The Second Sonata, op. 95, is divided into even more section: seven, in this case, constituting a set of miniatures, each capable of standing on its own feet, but also receiving light and interpretation from those surrounding it. It was written in 1967, and we have no information about its premiere – whether it took place at the time, whether it was given by Fichtenholz, if, where, and when…
By way of contrast with the preceding ones, the Third Sonata is written in one single movement, though it is clearly articulated into distinct and distinguishable subsections. The work is touchingly dedicated to the memory of Weinberg’s father, who had been a violinist in turn. As we saw earlier, he had lost his life during the Nazi persecution, and the tragedy of the Shoah clearly underwrites the emotional complexity and spiritual atmosphere of the piece. The frequent alternation between rash or rough sections, and moments of tenderness and expressiveness, perfectly embodies the two-sidedness of the son’s tribute to his father: compassion and love, on the one hand, and outraged woundedness for his fate, on the other.
Together, these three Sonatas constitute one of the pillars of twentieth-century violin literature, even though they still have to enter the mainstream repertoire of the concert hall. However, they offer the full palette of what can be required of a Sonata for unaccompanied violin: sheer virtuosity, the possibility of displaying one’s technique in full, intense and rich affective content, expressive variety, and profound spirituality, with the occasional touch of irony and laughter.
This Da Vinci Classics album, therefore, is a further milestone in the reception of Weinberg’s oeuvre, disseminating his output and providing a fresh interpretation of three of his masterpieces.
Chiara Bertoglio © 2022
He was born in Venice, Italy. He began studying the violin with Sirio Piovesan, at the state conservatory of music “Benedetto Marcello” in Venice, where he graduated summa cum laude in violin and viola, contemporarily studying piano and composition. In the following years, he continued to study violin with Sandor Vegh, at the Mozarteum in Salzburg, and chamber music with Antonio Janigro and Franco Rossi, cellist of the Quartetto Italiano. In 1978 he was the only violinist receiving a prize in the competition Auditorium, performing a live recital on the Italian national radio (RAI), broadcasted from the Auditorium concert hall in Turin. In the same period, he obtained several first prizes, for 5 years in a row, at the Rassegna of Vittorio Veneto, which was the foremost competition for young violinists in Italy. He also performed in trio with Mario Brunello and Massimo Somenzi, obtaining important prizes at the international chamber music competitions of Paris and Colmar. At a young age, he was appointed as a violin professor at the conservatory of music of Venice, at the same time continuing a very intense activity, performing in many countries: Japan, Australia, China, South America, USA, New Zealand, Europe and Middle East countries, in the most prestigious concert halls as the Carnegie Hall in New York, the Tchaikovsky Concert Hall in Moscow, to name a few. He has performed as concertmaster in some of the major Italian orchestras, like the Teatro La Fenice in Venice, RAI orchestra in Rome, Orchestra Sinfonica Abruzzese in L’ Aquila, Orchestra Regionale di Udine, the Italian-Slovenian Youth Orchestra, and the Orchestra d’ Archi Italiana conducted by Mario Brunello, also performing as a soloist.

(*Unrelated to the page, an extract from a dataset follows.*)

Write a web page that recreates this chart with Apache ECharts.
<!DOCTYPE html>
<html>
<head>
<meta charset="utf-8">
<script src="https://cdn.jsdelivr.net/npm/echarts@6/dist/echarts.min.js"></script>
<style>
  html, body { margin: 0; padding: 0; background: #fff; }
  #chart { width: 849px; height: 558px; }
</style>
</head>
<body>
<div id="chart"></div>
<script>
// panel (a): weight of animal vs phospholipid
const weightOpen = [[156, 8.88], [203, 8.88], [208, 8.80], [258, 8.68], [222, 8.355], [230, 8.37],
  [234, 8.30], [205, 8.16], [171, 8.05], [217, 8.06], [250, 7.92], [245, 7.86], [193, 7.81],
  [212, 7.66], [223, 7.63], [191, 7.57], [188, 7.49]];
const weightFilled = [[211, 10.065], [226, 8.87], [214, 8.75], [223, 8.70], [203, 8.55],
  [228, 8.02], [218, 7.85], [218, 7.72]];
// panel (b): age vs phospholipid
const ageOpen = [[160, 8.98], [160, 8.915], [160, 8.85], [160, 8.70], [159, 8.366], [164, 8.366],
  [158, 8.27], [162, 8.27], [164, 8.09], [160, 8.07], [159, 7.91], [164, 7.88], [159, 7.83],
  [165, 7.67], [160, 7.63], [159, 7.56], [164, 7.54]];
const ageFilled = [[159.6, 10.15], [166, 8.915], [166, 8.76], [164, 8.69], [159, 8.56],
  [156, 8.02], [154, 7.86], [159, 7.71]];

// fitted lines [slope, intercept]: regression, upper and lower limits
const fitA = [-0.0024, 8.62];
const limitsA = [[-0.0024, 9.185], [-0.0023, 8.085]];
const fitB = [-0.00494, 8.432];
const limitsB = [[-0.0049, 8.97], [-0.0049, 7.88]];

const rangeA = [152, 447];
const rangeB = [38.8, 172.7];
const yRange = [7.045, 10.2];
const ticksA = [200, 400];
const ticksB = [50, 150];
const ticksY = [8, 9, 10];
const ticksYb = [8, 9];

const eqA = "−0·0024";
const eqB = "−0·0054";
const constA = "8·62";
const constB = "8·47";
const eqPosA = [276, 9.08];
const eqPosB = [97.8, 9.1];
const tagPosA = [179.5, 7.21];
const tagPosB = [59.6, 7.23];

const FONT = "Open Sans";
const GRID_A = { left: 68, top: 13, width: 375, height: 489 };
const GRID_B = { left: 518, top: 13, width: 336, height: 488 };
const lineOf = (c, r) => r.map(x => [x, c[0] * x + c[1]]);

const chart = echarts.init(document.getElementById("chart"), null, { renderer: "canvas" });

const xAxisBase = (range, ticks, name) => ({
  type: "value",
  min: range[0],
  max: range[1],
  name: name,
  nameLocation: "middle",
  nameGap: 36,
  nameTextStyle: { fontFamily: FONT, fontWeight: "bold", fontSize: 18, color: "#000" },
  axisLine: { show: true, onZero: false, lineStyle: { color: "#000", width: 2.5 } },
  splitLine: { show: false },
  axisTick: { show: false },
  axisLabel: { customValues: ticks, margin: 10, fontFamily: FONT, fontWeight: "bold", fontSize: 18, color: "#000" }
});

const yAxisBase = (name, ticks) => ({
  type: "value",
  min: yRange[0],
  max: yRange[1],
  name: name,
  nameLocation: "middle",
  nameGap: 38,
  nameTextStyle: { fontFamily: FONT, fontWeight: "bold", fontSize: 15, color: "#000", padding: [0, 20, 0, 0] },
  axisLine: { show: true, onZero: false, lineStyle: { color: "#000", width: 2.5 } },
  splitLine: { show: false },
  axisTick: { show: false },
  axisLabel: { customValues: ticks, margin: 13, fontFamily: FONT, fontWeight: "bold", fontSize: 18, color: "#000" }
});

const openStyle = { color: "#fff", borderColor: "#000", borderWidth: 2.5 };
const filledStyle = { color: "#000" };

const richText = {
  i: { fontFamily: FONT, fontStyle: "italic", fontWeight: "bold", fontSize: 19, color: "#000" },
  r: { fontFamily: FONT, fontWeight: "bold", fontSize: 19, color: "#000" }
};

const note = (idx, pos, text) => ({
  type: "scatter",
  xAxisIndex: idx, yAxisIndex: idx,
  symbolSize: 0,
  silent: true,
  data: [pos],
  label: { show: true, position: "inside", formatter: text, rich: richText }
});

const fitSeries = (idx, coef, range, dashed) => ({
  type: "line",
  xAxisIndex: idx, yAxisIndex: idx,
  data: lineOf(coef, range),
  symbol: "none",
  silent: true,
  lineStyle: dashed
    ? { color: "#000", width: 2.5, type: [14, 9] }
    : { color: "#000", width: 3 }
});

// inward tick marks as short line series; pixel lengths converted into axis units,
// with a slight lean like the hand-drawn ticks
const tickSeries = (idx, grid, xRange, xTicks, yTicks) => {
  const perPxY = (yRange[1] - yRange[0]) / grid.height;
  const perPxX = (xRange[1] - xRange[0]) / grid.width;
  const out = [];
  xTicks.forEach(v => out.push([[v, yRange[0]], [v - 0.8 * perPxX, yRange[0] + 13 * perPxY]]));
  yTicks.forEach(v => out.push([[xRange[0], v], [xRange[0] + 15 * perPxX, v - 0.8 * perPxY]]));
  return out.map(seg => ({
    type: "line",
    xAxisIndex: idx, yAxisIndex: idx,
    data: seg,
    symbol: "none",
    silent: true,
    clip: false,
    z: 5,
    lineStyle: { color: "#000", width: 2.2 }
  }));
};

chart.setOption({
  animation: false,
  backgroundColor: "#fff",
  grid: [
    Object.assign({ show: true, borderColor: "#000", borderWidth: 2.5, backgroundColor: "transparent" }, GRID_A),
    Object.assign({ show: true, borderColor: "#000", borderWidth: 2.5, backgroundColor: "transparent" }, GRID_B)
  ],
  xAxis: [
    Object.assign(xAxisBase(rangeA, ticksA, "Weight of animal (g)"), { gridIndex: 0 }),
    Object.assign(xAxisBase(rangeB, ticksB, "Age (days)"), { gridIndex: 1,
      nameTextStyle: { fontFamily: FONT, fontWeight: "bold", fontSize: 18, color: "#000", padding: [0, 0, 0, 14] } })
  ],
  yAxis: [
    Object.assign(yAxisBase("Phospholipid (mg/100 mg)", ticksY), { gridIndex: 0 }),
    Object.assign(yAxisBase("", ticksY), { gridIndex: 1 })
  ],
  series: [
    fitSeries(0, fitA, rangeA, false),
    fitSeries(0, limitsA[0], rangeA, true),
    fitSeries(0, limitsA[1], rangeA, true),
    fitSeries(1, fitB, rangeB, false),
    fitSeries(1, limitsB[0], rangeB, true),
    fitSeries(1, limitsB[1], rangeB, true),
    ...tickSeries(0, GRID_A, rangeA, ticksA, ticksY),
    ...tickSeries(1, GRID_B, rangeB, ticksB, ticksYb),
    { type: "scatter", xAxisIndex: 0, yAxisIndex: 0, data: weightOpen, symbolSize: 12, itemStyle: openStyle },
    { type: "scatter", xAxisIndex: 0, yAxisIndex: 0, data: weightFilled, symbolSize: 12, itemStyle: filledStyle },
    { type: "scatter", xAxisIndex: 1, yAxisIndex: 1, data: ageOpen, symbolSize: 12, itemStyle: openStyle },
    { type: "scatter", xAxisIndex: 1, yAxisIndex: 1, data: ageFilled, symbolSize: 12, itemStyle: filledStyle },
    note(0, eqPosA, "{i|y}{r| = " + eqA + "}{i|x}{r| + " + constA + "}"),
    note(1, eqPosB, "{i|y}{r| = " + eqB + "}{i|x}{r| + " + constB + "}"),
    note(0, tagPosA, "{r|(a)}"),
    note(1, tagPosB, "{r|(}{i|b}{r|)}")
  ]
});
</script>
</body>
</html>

His interest in the music of the twentieth century led him to perform works by A. Berg, K. Weill, A. Schnittke, B. Bartok, Weinberg, and many others. Also noteworthy is his world-premiere recording of the Concerto Romantico by R. Zandonai. Numerous is also his contribute to the baroque music, which includes collaborations with many ensembles: I Virtuosi di Roma, I Solisti Veneti, I Sonatori della Gioiosa Marca, performing with Cecilia Bartoli at the Musikverein in Wien. He has recorded for the labels Erato, Decca, Cpo, Divox, Fonè, and Denon. Claudio Abbado invited him to play in the first stands of his Orchestra of Lucerne Festival for a series of concerts at the Musikverein in Wien, with Maurizio Pollini. For many years he has been a jury member of violin competitions as the Postacchini in Fermo, the Vittorio Veneto, and the Musica Goritiensis competitions.

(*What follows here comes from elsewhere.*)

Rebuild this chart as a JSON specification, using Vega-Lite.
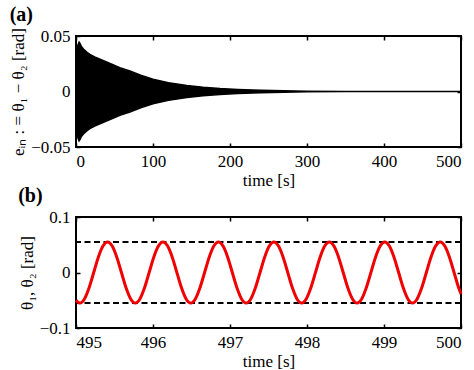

Recently, he has published 12 etudes for the violin, 4 pieces for violin and piano inspired by the novel Le città invisibili by the Italian writer Italo Calvino, and a Paganiniana for solo violin. Since 1980 he is a violin professor at the state conservatory “Benedetto Marcello” of Venice.

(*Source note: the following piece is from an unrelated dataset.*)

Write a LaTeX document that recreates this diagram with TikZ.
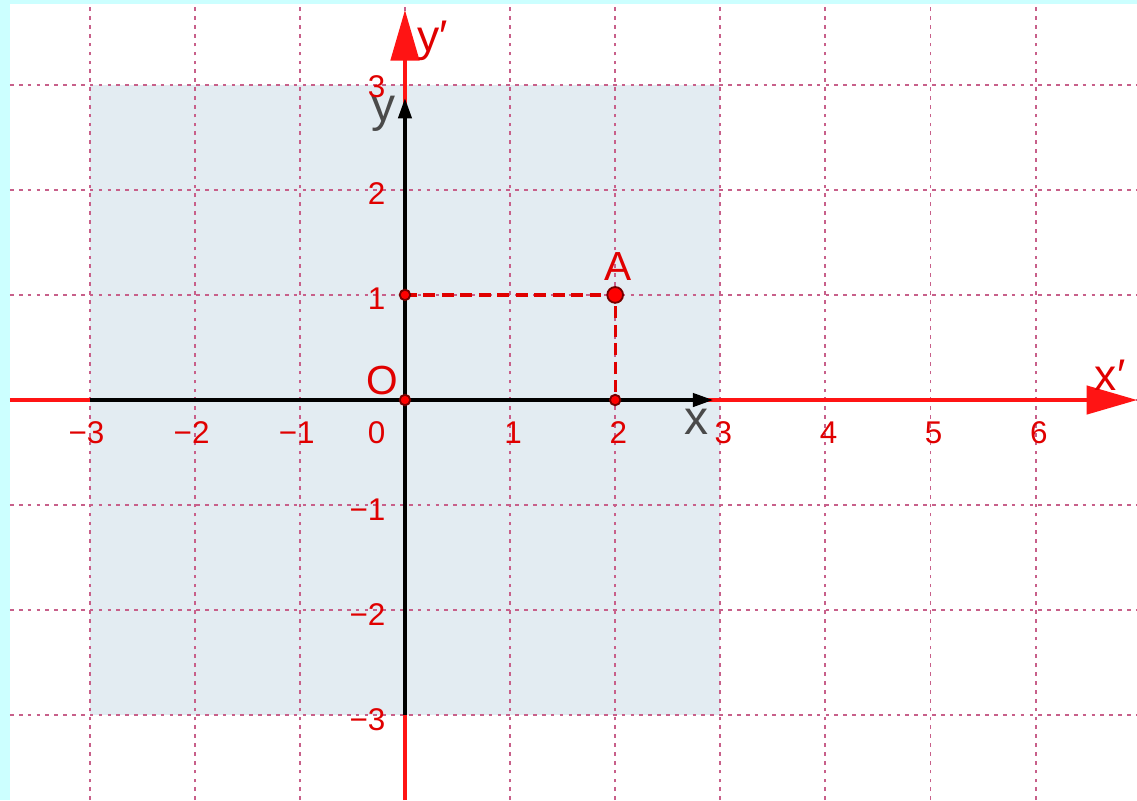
\documentclass[tikz,border=0pt]{standalone}
\usepackage{fontspec}
\setmainfont{Liberation Sans}
\usetikzlibrary{arrows.meta}
\usepackage{xcolor}
\definecolor{bgcyan}{HTML}{CCFFFF}
\definecolor{regionblue}{HTML}{E3ECF2}
\definecolor{gridpink}{HTML}{C8608A}
\definecolor{axisred}{HTML}{FF1414}
\definecolor{labelred}{HTML}{E00000}
\definecolor{labelgray}{HTML}{4A4A4A}

\begin{document}
\begin{tikzpicture}[x=1cm, y=1cm,
  gridline/.style={draw=gridpink,line width=0.5pt,dash pattern=on 1pt off 1.4pt},
  redaxis/.style={draw=axisred,line width=0.9pt,-{Triangle[length=0.48cm,width=0.27cm]}},
  blackaxis/.style={draw=black,line width=1.3pt,-{Triangle[length=0.2cm,width=0.12cm]}},
  helpline/.style={draw=labelred,line width=0.9pt,dash pattern=on 3.2pt off 1.8pt},
  ticklabel/.style={text=labelred,font=\fontsize{8.5}{10}\selectfont,inner sep=0pt},
  ptlabel/.style={text=labelred,font=\fontsize{11}{13}\selectfont,inner sep=0pt},
  axlabel/.style={text=labelgray,font=\fontsize{13}{14}\selectfont,inner sep=0pt},
  redlabel/.style={text=labelred,font=\fontsize{12}{14}\selectfont,inner sep=0pt},
  smalldot/.style={circle,fill=red,draw=black!55!red,line width=0.5pt,inner sep=0pt,minimum size=0.1cm},
  bigdot/.style={smalldot,minimum size=0.15cm}]
\useasboundingbox (-3.853,-3.806) rectangle (6.965,3.806);
\fill[bgcyan] (-3.853,-3.806) rectangle (6.965,3.806);
\fill[white] (-3.758,-3.806) rectangle (6.965,3.768);
\fill[regionblue] (-3,-3) rectangle (3,3);
\draw[gridline] (-3.758,-3.806) grid (6.965,3.768);
\coordinate (xstart) at (-3.758,0);
\coordinate (xend) at (6.965,0);
\coordinate (ystart) at (0,-3.806);
\coordinate (yend) at (0,3.71);
\draw[redaxis] (xstart) -- (xend);
\draw[redaxis] (ystart) -- (yend);
\coordinate (xneg) at (-3,0);
\coordinate (xpos) at (2.94,0);
\coordinate (yneg) at (0,-3);
\coordinate (ypos) at (0,2.88);
\draw[blackaxis] (xneg) -- (xpos);
\draw[blackaxis] (yneg) -- (ypos);
\coordinate (O) at (0,0);
\coordinate (A) at (2,1);
\coordinate (Ay) at (0,1);
\coordinate (Ax) at (2,0);
\draw[helpline] (Ay) -- (A) -- (Ax);
\node[smalldot] (dotO) at (O) {};
\node[smalldot] (dotAy) at (Ay) {};
\node[smalldot] (dotAx) at (Ax) {};
\node[bigdot] (dotA) at (A) {};
\node[ptlabel] (labA) at (2.03,1.27) {A};
\node[ptlabel] (labO) at (-0.22,0.19) {O};
\node[axlabel] (labx) at (2.77,-0.21) {x};
\node[axlabel] (laby) at (-0.2,2.72) {y};
\node[redlabel] (labxp) at (6.71,0.24) {x′};
\node[redlabel] (labyp) at (0.26,3.42) {y′};
\node[ticklabel] (xtm3) at (-3.03,-0.31) {−3};
\node[ticklabel] (xtm2) at (-2.03,-0.31) {−2};
\node[ticklabel] (xtm1) at (-1.03,-0.31) {−1};
\node[ticklabel] (xt0) at (-0.27,-0.31) {0};
\node[ticklabel] (xt1) at (1.03,-0.31) {1};
\node[ticklabel] (xt2) at (2.03,-0.31) {2};
\node[ticklabel] (xt3) at (3.03,-0.31) {3};
\node[ticklabel] (xt4) at (4.03,-0.31) {4};
\node[ticklabel] (xt5) at (5.03,-0.31) {5};
\node[ticklabel] (xt6) at (6.03,-0.31) {6};
\node[ticklabel,anchor=east] (yt3) at (-0.18,2.98) {3};
\node[ticklabel,anchor=east] (yt2) at (-0.18,1.96) {2};
\node[ticklabel,anchor=east] (yt1) at (-0.18,0.96) {1};
\node[ticklabel,anchor=east] (ytm1) at (-0.18,-1.04) {−1};
\node[ticklabel,anchor=east] (ytm2) at (-0.18,-2.04) {−2};
\node[ticklabel,anchor=east] (ytm3) at (-0.18,-3.04) {−3};
\end{tikzpicture}
\end{document}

Moisey [Mieczysław] Samuilovich Weinberg [Vaynberg],
(b Warsaw, 8 Dec 1919; d Moscow, 2 Feb 1996). Russian composer of Polish origin. He began writing music in early childhood and at the age of 10 played the piano in the theatre where his father worked. Two years later he entered the Warsaw Conservatory where he studied with Jozef Turczinski, who had been a pupil of Osipova in St Petersburg. Weinberg’s pianistic talent was noticed by Joseph Hoffman who arranged for the boy to study in America, a plan which was forestalled by the outbreak of World War II. Weinberg then emigrated to the Soviet Union. Although he had written his first two compositions in Poland (the Berceuse for piano and the First String Quartet, of 1935–7), serious study only began in 1939 when he joined Zolotaryov’s class at the Minsk Conservatory, graduating in 1941. During the war he settled in Tashkent where he married the daughter of the actor and director of the Jewish Theatre, Solomon Mikhoels. It was then he met Shostakovich whose ideas about music shattered Weinberg’s conception of art: ‘It was as if I had been born anew …. Although I took no lessons from him, Dmitri Shostakovich was the first person to whom I would show each of my new works’ [Nikitina]. This friendship lasted until Shostakovich’s death.